Set down the material below word for word, excluding the pictures.

[START Data provided]

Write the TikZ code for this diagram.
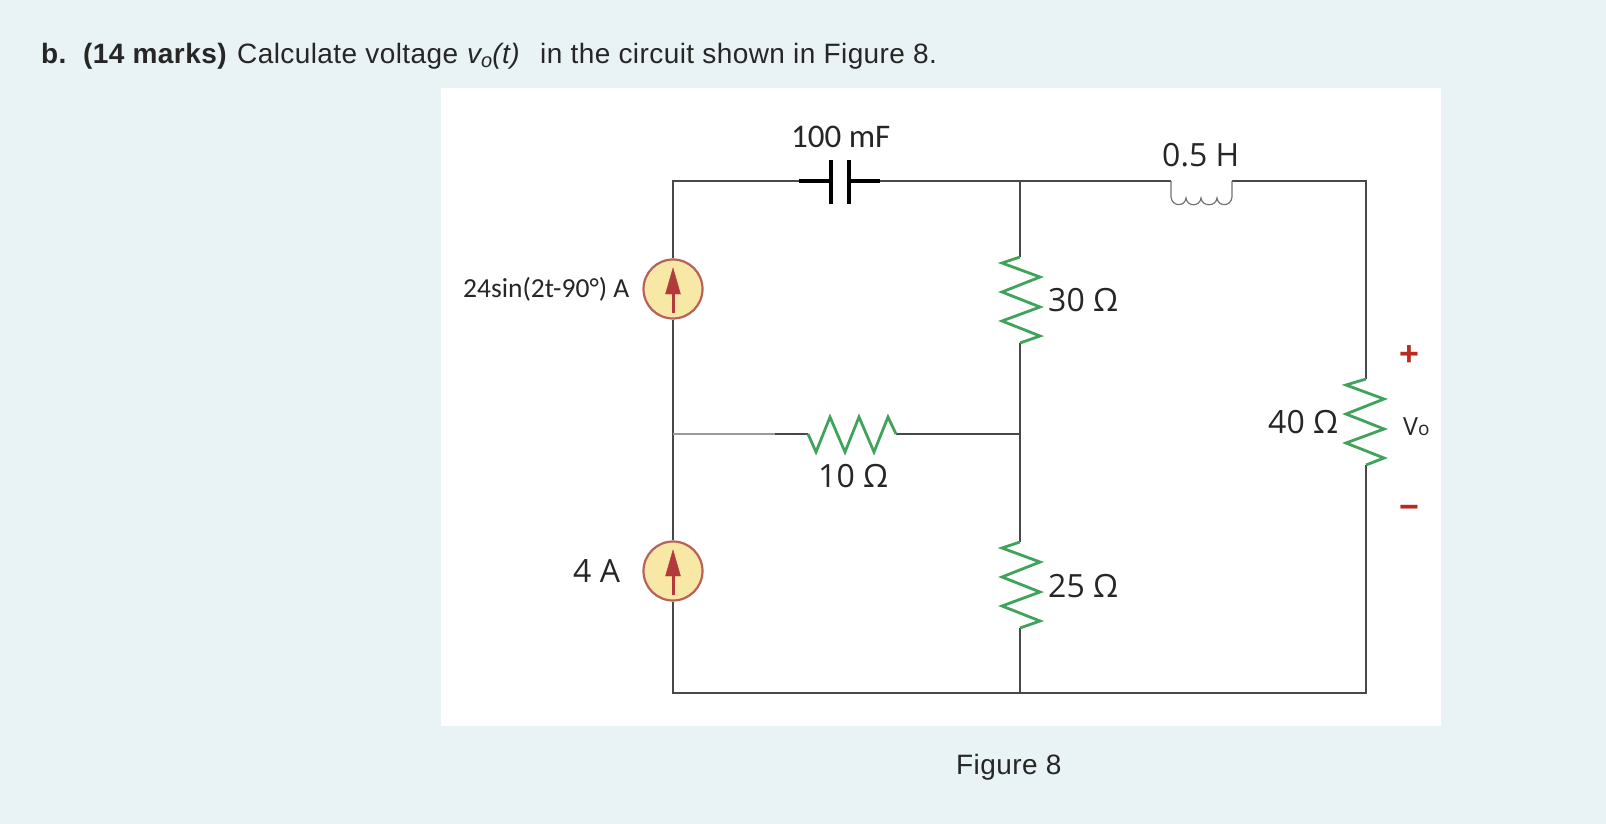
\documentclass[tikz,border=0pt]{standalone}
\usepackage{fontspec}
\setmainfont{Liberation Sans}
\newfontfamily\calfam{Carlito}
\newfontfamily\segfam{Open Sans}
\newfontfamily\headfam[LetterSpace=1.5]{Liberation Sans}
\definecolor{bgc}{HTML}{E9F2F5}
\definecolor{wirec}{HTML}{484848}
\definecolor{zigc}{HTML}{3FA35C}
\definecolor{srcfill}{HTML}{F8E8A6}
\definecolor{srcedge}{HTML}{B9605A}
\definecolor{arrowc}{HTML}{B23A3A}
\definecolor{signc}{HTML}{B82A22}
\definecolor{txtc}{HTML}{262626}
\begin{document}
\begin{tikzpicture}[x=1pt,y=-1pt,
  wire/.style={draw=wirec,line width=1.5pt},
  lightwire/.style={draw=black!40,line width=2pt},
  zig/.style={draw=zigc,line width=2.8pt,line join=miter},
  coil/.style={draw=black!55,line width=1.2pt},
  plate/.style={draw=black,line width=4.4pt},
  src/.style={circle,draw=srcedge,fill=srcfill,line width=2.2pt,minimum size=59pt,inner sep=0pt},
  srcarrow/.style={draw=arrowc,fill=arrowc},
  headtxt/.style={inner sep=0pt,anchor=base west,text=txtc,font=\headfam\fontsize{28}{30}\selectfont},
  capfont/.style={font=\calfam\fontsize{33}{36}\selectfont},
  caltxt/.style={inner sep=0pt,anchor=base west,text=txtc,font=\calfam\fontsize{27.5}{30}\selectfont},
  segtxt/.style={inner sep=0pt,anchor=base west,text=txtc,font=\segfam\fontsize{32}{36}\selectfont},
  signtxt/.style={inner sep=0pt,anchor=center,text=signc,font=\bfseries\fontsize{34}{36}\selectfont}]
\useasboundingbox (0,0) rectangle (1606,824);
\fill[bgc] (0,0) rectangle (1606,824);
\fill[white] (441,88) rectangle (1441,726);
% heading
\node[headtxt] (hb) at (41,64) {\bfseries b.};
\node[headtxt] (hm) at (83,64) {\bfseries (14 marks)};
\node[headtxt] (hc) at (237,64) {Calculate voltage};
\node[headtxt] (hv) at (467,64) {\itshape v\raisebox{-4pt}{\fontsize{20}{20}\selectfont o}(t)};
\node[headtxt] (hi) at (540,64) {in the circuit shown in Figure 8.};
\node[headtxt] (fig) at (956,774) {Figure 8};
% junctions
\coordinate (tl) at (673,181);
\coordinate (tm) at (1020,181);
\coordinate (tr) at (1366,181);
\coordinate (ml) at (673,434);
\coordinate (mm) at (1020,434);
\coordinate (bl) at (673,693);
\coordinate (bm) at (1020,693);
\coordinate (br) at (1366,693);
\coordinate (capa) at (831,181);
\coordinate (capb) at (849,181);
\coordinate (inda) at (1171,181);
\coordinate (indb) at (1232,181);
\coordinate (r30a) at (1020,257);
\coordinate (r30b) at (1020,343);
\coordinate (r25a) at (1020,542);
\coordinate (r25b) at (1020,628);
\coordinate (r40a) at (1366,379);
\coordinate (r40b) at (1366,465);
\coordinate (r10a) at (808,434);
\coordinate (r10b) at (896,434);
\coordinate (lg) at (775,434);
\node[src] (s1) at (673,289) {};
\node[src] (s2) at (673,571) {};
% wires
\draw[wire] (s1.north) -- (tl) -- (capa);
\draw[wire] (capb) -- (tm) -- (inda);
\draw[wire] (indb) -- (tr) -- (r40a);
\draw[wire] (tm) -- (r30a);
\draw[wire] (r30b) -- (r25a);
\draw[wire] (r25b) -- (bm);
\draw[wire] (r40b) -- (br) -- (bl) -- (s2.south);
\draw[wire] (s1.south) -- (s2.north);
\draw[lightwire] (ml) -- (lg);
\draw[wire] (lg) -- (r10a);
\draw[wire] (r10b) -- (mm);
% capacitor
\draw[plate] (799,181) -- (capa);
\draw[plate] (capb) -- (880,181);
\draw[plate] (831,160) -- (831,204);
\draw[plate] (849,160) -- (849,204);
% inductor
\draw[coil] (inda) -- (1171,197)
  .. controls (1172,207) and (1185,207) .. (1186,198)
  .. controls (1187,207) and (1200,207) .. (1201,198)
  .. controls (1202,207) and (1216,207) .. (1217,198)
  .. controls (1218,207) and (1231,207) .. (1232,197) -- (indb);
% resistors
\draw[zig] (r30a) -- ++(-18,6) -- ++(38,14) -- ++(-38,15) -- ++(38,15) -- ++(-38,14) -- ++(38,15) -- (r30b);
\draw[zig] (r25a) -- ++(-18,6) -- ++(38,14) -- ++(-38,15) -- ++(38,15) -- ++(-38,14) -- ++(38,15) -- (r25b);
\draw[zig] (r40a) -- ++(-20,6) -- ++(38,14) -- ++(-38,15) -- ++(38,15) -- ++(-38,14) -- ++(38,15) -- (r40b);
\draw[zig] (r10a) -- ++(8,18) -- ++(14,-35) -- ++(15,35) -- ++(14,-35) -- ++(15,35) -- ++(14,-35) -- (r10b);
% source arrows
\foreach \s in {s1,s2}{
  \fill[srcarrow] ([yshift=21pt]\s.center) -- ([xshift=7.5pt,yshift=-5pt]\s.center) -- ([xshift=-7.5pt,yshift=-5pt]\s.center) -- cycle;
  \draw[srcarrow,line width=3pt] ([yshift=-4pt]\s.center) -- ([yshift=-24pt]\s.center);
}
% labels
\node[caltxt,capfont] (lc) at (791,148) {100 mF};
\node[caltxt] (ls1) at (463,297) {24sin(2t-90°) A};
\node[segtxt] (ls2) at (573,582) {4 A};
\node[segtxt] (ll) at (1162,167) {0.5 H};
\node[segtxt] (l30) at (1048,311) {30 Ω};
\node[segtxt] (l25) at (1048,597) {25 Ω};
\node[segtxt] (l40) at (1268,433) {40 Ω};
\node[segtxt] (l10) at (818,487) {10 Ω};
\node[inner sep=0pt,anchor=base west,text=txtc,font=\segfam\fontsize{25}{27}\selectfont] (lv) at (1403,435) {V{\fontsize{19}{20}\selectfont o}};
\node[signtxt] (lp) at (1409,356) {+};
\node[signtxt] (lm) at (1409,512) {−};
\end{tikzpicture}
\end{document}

[END Data provided]

* **Reply**
Write the TikZ code for this diagram.
\documentclass[tikz,border=0pt]{standalone}
\usepackage{fontspec}
\setmainfont{Liberation Sans}
\newfontfamily\calfam{Carlito}
\newfontfamily\segfam{Open Sans}
\newfontfamily\headfam[LetterSpace=1.5]{Liberation Sans}
\definecolor{bgc}{HTML}{E9F2F5}
\definecolor{wirec}{HTML}{484848}
\definecolor{zigc}{HTML}{3FA35C}
\definecolor{srcfill}{HTML}{F8E8A6}
\definecolor{srcedge}{HTML}{B9605A}
\definecolor{arrowc}{HTML}{B23A3A}
\definecolor{signc}{HTML}{B82A22}
\definecolor{txtc}{HTML}{262626}
\begin{document}
\begin{tikzpicture}[x=1pt,y=-1pt,
  wire/.style={draw=wirec,line width=1.5pt},
  lightwire/.style={draw=black!40,line width=2pt},
  zig/.style={draw=zigc,line width=2.8pt,line join=miter},
  coil/.style={draw=black!55,line width=1.2pt},
  plate/.style={draw=black,line width=4.4pt},
  src/.style={circle,draw=srcedge,fill=srcfill,line width=2.2pt,minimum size=59pt,inner sep=0pt},
  srcarrow/.style={draw=arrowc,fill=arrowc},
  headtxt/.style={inner sep=0pt,anchor=base west,text=txtc,font=\headfam\fontsize{28}{30}\selectfont},
  capfont/.style={font=\calfam\fontsize{33}{36}\selectfont},
  caltxt/.style={inner sep=0pt,anchor=base west,text=txtc,font=\calfam\fontsize{27.5}{30}\selectfont},
  segtxt/.style={inner sep=0pt,anchor=base west,text=txtc,font=\segfam\fontsize{32}{36}\selectfont},
  signtxt/.style={inner sep=0pt,anchor=center,text=signc,font=\bfseries\fontsize{34}{36}\selectfont}]
\useasboundingbox (0,0) rectangle (1606,824);
\fill[bgc] (0,0) rectangle (1606,824);
\fill[white] (441,88) rectangle (1441,726);
% heading
\node[headtxt] (hb) at (41,64) {\bfseries b.};
\node[headtxt] (hm) at (83,64) {\bfseries (14 marks)};
\node[headtxt] (hc) at (237,64) {Calculate voltage};
\node[headtxt] (hv) at (467,64) {\itshape v\raisebox{-4pt}{\fontsize{20}{20}\selectfont o}(t)};
\node[headtxt] (hi) at (540,64) {in the circuit shown in Figure 8.};
\node[headtxt] (fig) at (956,774) {Figure 8};
% junctions
\coordinate (tl) at (673,181);
\coordinate (tm) at (1020,181);
\coordinate (tr) at (1366,181);
\coordinate (ml) at (673,434);
\coordinate (mm) at (1020,434);
\coordinate (bl) at (673,693);
\coordinate (bm) at (1020,693);
\coordinate (br) at (1366,693);
\coordinate (capa) at (831,181);
\coordinate (capb) at (849,181);
\coordinate (inda) at (1171,181);
\coordinate (indb) at (1232,181);
\coordinate (r30a) at (1020,257);
\coordinate (r30b) at (1020,343);
\coordinate (r25a) at (1020,542);
\coordinate (r25b) at (1020,628);
\coordinate (r40a) at (1366,379);
\coordinate (r40b) at (1366,465);
\coordinate (r10a) at (808,434);
\coordinate (r10b) at (896,434);
\coordinate (lg) at (775,434);
\node[src] (s1) at (673,289) {};
\node[src] (s2) at (673,571) {};
% wires
\draw[wire] (s1.north) -- (tl) -- (capa);
\draw[wire] (capb) -- (tm) -- (inda);
\draw[wire] (indb) -- (tr) -- (r40a);
\draw[wire] (tm) -- (r30a);
\draw[wire] (r30b) -- (r25a);
\draw[wire] (r25b) -- (bm);
\draw[wire] (r40b) -- (br) -- (bl) -- (s2.south);
\draw[wire] (s1.south) -- (s2.north);
\draw[lightwire] (ml) -- (lg);
\draw[wire] (lg) -- (r10a);
\draw[wire] (r10b) -- (mm);
% capacitor
\draw[plate] (799,181) -- (capa);
\draw[plate] (capb) -- (880,181);
\draw[plate] (831,160) -- (831,204);
\draw[plate] (849,160) -- (849,204);
% inductor
\draw[coil] (inda) -- (1171,197)
  .. controls (1172,207) and (1185,207) .. (1186,198)
  .. controls (1187,207) and (1200,207) .. (1201,198)
  .. controls (1202,207) and (1216,207) .. (1217,198)
  .. controls (1218,207) and (1231,207) .. (1232,197) -- (indb);
% resistors
\draw[zig] (r30a) -- ++(-18,6) -- ++(38,14) -- ++(-38,15) -- ++(38,15) -- ++(-38,14) -- ++(38,15) -- (r30b);
\draw[zig] (r25a) -- ++(-18,6) -- ++(38,14) -- ++(-38,15) -- ++(38,15) -- ++(-38,14) -- ++(38,15) -- (r25b);
\draw[zig] (r40a) -- ++(-20,6) -- ++(38,14) -- ++(-38,15) -- ++(38,15) -- ++(-38,14) -- ++(38,15) -- (r40b);
\draw[zig] (r10a) -- ++(8,18) -- ++(14,-35) -- ++(15,35) -- ++(14,-35) -- ++(15,35) -- ++(14,-35) -- (r10b);
% source arrows
\foreach \s in {s1,s2}{
  \fill[srcarrow] ([yshift=21pt]\s.center) -- ([xshift=7.5pt,yshift=-5pt]\s.center) -- ([xshift=-7.5pt,yshift=-5pt]\s.center) -- cycle;
  \draw[srcarrow,line width=3pt] ([yshift=-4pt]\s.center) -- ([yshift=-24pt]\s.center);
}
% labels
\node[caltxt,capfont] (lc) at (791,148) {100 mF};
\node[caltxt] (ls1) at (463,297) {24sin(2t-90°) A};
\node[segtxt] (ls2) at (573,582) {4 A};
\node[segtxt] (ll) at (1162,167) {0.5 H};
\node[segtxt] (l30) at (1048,311) {30 Ω};
\node[segtxt] (l25) at (1048,597) {25 Ω};
\node[segtxt] (l40) at (1268,433) {40 Ω};
\node[segtxt] (l10) at (818,487) {10 Ω};
\node[inner sep=0pt,anchor=base west,text=txtc,font=\segfam\fontsize{25}{27}\selectfont] (lv) at (1403,435) {V{\fontsize{19}{20}\selectfont o}};
\node[signtxt] (lp) at (1409,356) {+};
\node[signtxt] (lm) at (1409,512) {−};
\end{tikzpicture}
\end{document}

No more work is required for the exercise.